The solving step is:

1. **First, we find the first derivative of the function ($f'(x)$).** This tells us where the function is going up or down.
Our function is $f(x)=\frac{x^{4}}{4}-\frac{5 x^{3}}{3}-4 x^{2}+48 x$.
To find the derivative, we use a simple rule: if you have $ax^n$, its derivative is $anx^{n-1}$.
So, $f'(x) = 4 \cdot \frac{x^3}{4} - 3 \cdot \frac{5x^2}{3} - 2 \cdot 4x^1 + 1 \cdot 48x^0$
$f'(x) = x^3 - 5x^2 - 8x + 48$.

2. **Next, we find the critical points.** These are the points where the function's slope is flat, meaning $f'(x) = 0$.
We set $x^3 - 5x^2 - 8x + 48 = 0$.
Finding the numbers that make this equation true can be like a puzzle! We can try guessing small whole numbers that divide 48.
* If we try $x=4$: $4^3 - 5(4^2) - 8(4) + 48 = 64 - 5(16) - 32 + 48 = 64 - 80 - 32 + 48 = -16 - 32 + 48 = -48 + 48 = 0$.
Yay! So $x=4$ is a critical point.
* Since $x=4$ is a root, $(x-4)$ is a factor. We can divide the polynomial by $(x-4)$ (using a method like synthetic division or just knowing how to factor a bit) to get $(x-4)(x^2 - x - 12) = 0$.
* Now we factor the quadratic part: $(x-4)(x-4)(x+3) = 0$.
* So, the critical points are $x = 4$ (it appears twice!) and $x = -3$.

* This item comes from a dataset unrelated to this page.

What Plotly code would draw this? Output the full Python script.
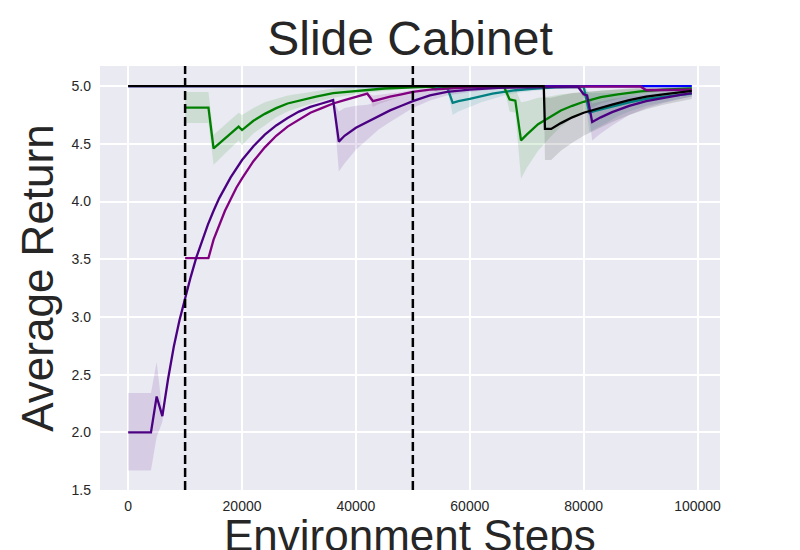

3. **Then, we find the second derivative ($f''(x)$).** This helps us determine the shape of the function at those critical points.
We take the derivative of $f'(x) = x^3 - 5x^2 - 8x + 48$.
$f''(x) = 3x^2 - 2 \cdot 5x - 8$
$f''(x) = 3x^2 - 10x - 8$.

4. **Finally, we use the Second Derivative Test.** We plug each critical point into $f''(x)$:
* **For $x = -3$:**
$f''(-3) = 3(-3)^2 - 10(-3) - 8$
$f''(-3) = 3(9) + 30 - 8$
$f''(-3) = 27 + 30 - 8 = 57 - 8 = 49$.
Since $f''(-3) = 49$ is a positive number ($>0$), this means the function curves upwards at $x=-3$, so it's a **local minimum**.

* **For $x = 4$:**
$f''(4) = 3(4)^2 - 10(4) - 8$
$f''(4) = 3(16) - 40 - 8$
$f''(4) = 48 - 40 - 8 = 8 - 8 = 0$.
Since $f''(4) = 0$, the Second Derivative Test **is inconclusive**. This means the test doesn't tell us if it's a local maximum or minimum. We'd need another test (like checking the sign of $f'(x)$ around $x=4$) to figure it out, but the question only asked us to use the Second Derivative Test if possible.